The Markit/HSBC Services PMI, issued on Sept 4, came in at 52.8 in August, up from 51.3 in July and the highest level since March.

In both cases, figures above 50 signal expansion.

"The rise in new orders set a good foundation for growth in the next few months," says Cai Jin, deputy head of the China Federation of Logistics & Purchasing.
Many economists were quick to revise their growth forecasts for the second half of the year to as high as 7.7 percent.

The new optimism was widespread but not unanimous.

"It is worth noting that this bounce is occurring within a broad structural downtrend in the survey numbers," says Rahul Ghosh, head of Asia research at Business Monitor International.

"Absent a major credit injection and aggressive stimulus plan - both of which appear unlikely - the bounce in manufacturing may prove difficult to sustain."
Still, limited attempts to stimulate the economy are likely to keep growth levels for the rest of the year, says Ghosh. BMI expects full-year growth of 7.5 percent.
Interestingly, the return to stronger growth may be driven by domestic consumption and by larger enterprises that were in a better position to overcome a liquidity squeeze in June, says Ting Lu, chief China economist at Bank of America Merrill Lynch, in a note.

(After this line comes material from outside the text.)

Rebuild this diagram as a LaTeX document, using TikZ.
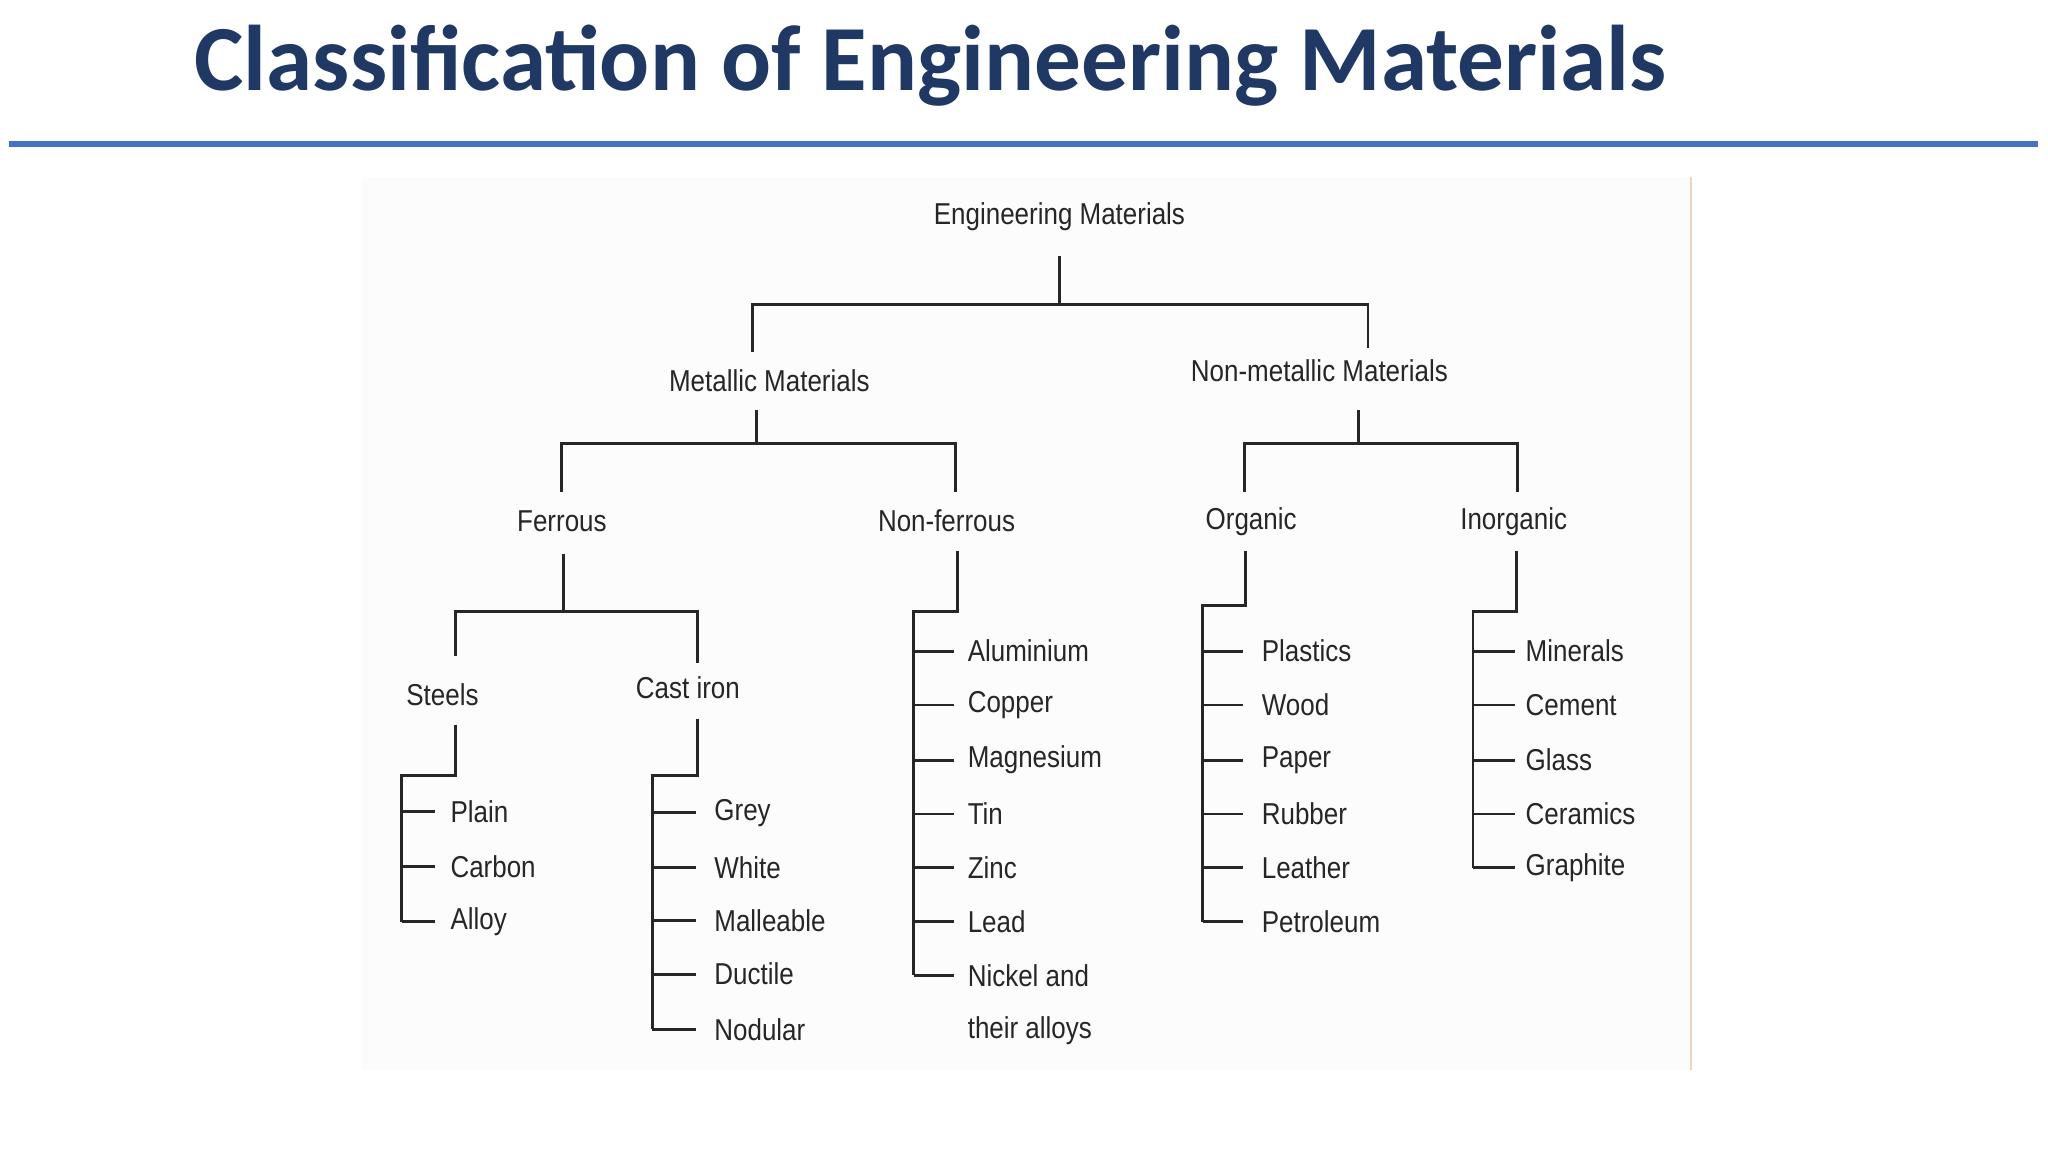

But good news has been fairly even across the economy. The export outlook may also be improving as demand from developed economies grows and the government continues with plans to eliminate overcapacity.

"The rise of the official PMI was mainly driven by 'new orders' suggesting the ongoing sequential recovery starts to be driven by external demand even although domestic demand is still the main driving force," says Lu.

Good news for China can be viewed as good news for much of the region.
The increasingly large economy has an ever-growing impact on the rest of the world and particularly on those nearby economies with particularly close links. The prospect of a hard landing in China is enough to scare even the sturdiest of policy-makers.

In a recent paper, Moody's Analytics economists painted a scary picture of what a hard landing in China would look like. Although less severe than the 2008 global financial crisis, the impact would be severe.

An output gap of about 5 percent of GDP in the Chinese mainland would have a severe effect on economies such as Singapore, Taiwan, Hong Kong, Malaysia, Thailand and South Korea.

In Singapore, for example, output could drop by as much as 10 percent of GDP. South Korea's output could drop by about 6 percent. The others would be somewhere in the middle.

Less affected would be other countries, such as Japan, India, New Zealand, the Philippines, Indonesia or Australia. Japan could see a gap of 5 percent while Australia would likely lose out on about 1 percent of its GDP.

"China clearly has a big impact, but any hard landing there would affect the rest of Asia less than the 2008-09 global financial crisis," says Moody's Chan.

Part of the reason for this lower impact is the role China plays in export markets. China is the biggest export destination for many products but it is not always the final one.

Electronics and components, for example, are exported to China and assembled into full products that are then shipped to sellers in the US, Europe or even back to the countries from which the components originally came.

Continuing demand abroad for products that pass through China would temper a hard landing.

In other words, growth in the US would slow slightly but it would not come close to pushing the country into any kind of recession, says Moody's Analytics.

Countries such as Malaysia and Thailand would suffer more because they rely on China to buy about 12 percent of their exports. The domino effect would also hit private consumption in those countries, not only as a result of lower wages and lost jobs but also because of the negative effect of bad news coming from China.

This is a worst-case scenario that would exacerbate a shift already underway.
"For the most part, the emerging market universe is undergoing a serious repricing of risk via higher borrowing costs, equity market losses and major FX depreciation," Ghosh says.